Using the first-ever ground-penetrating radar scan of the cemetery, Duggins said the team realized the cemetery’s level of disrepair.
“We discovered 40 unknown graves,” he said. “What we found was more than we ever could have imagined.”
Duggins approximated that there were around 435,000 enslaved people in Alabama before the Civil War, but there is little record of them before the Emancipation Proclamation. After the 13th Amendment passed, many former slaves either moved north or lived out their lives in the South.
Following their descendants, APR followed current efforts to preserve the disappearing burial grounds of former enslaved people. “Only a handful of tombstones and faded burial markers remain,” Duggins said.
The team also visited the 20th-anniversary workshop of the Alabama Cemetery Preservation Alliance, which cleans tombstones and repairs cemetery gates. There, APR met with Olley Ballard of Huntsville, searching for her enslaved great grandfather’s burial site, possibly under a municipal parking deck.
“This situation isn’t limited to the South,” Duggins said. “The discriminate public knowledge of former slave cemeteries leaves many people unable to trace their ancestry or preserve their family’s burial sites.”
From there, APR traveled to Bridgewater Township, New Jersey, to witness ongoing efforts to preserve the Prince Rodgers Slave Cemetery, a plot set between two modern homes.

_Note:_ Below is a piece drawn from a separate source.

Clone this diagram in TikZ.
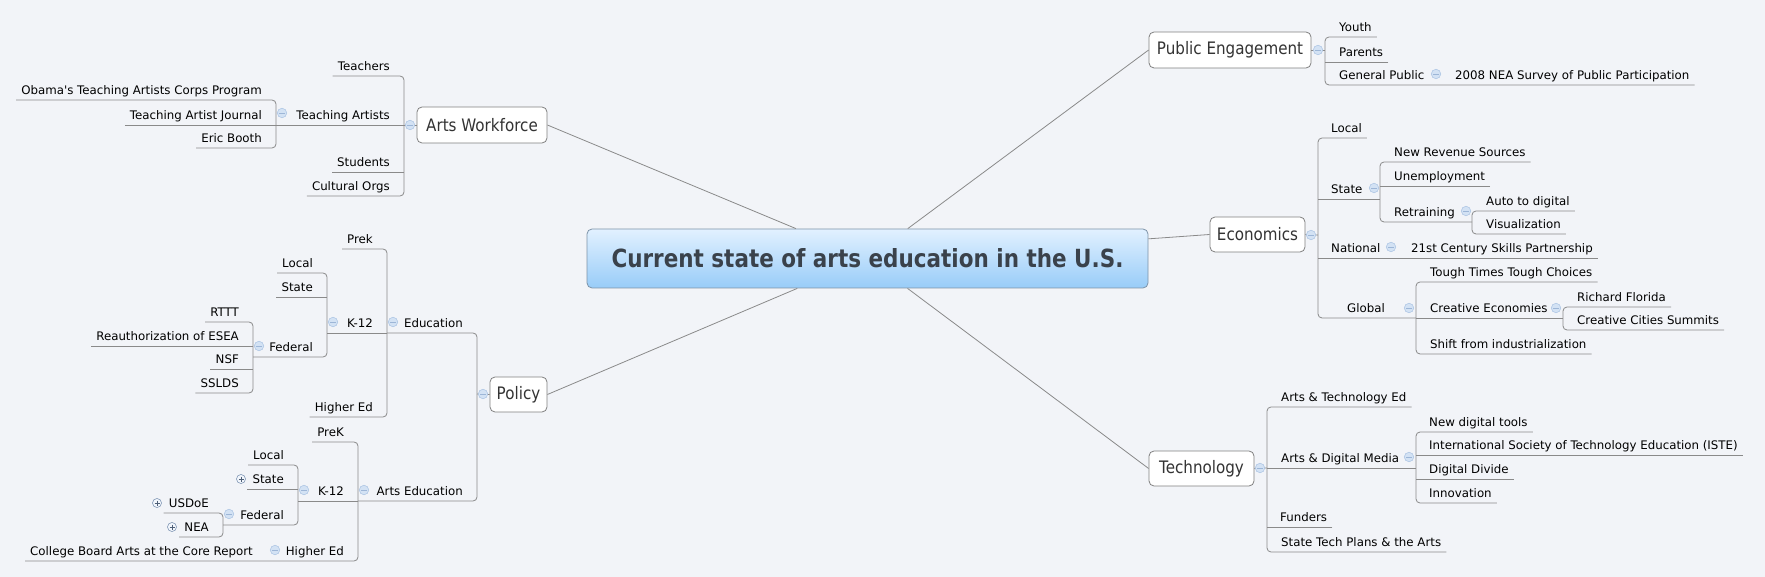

Duggins said around 11,000 people were enslaved in New Jersey in 1776, the year the Declaration of Independence was signed.
The series ended with a frank discussion on the difficulties of preserving slave cemeteries and acknowledging slavery at a time when many appear unwilling to talk about race.
“It opened my eyes to the histories Black and white Americans have experienced,” Duggins said. “They’re very different and point out the ongoing injustice of slavery in the U.S.”
At the NABJ’s 2023 convention in Birmingham, Alabama, APR was honored alongside the Chicago Tribune, NBC, ESPN, NPR, MSNBC, and the Canadian Broadcasting Company, as well as reporter Scott Pelley’s “Grave Injustice” for 60 Minutes.
Pat Duggins is the news director for APR. Formerly covering NASA for National Public Radio (NPR), he and the APR newsroom have earned close to 170 awards for excellence in journalism, including three other NABJ Salutes to Excellence.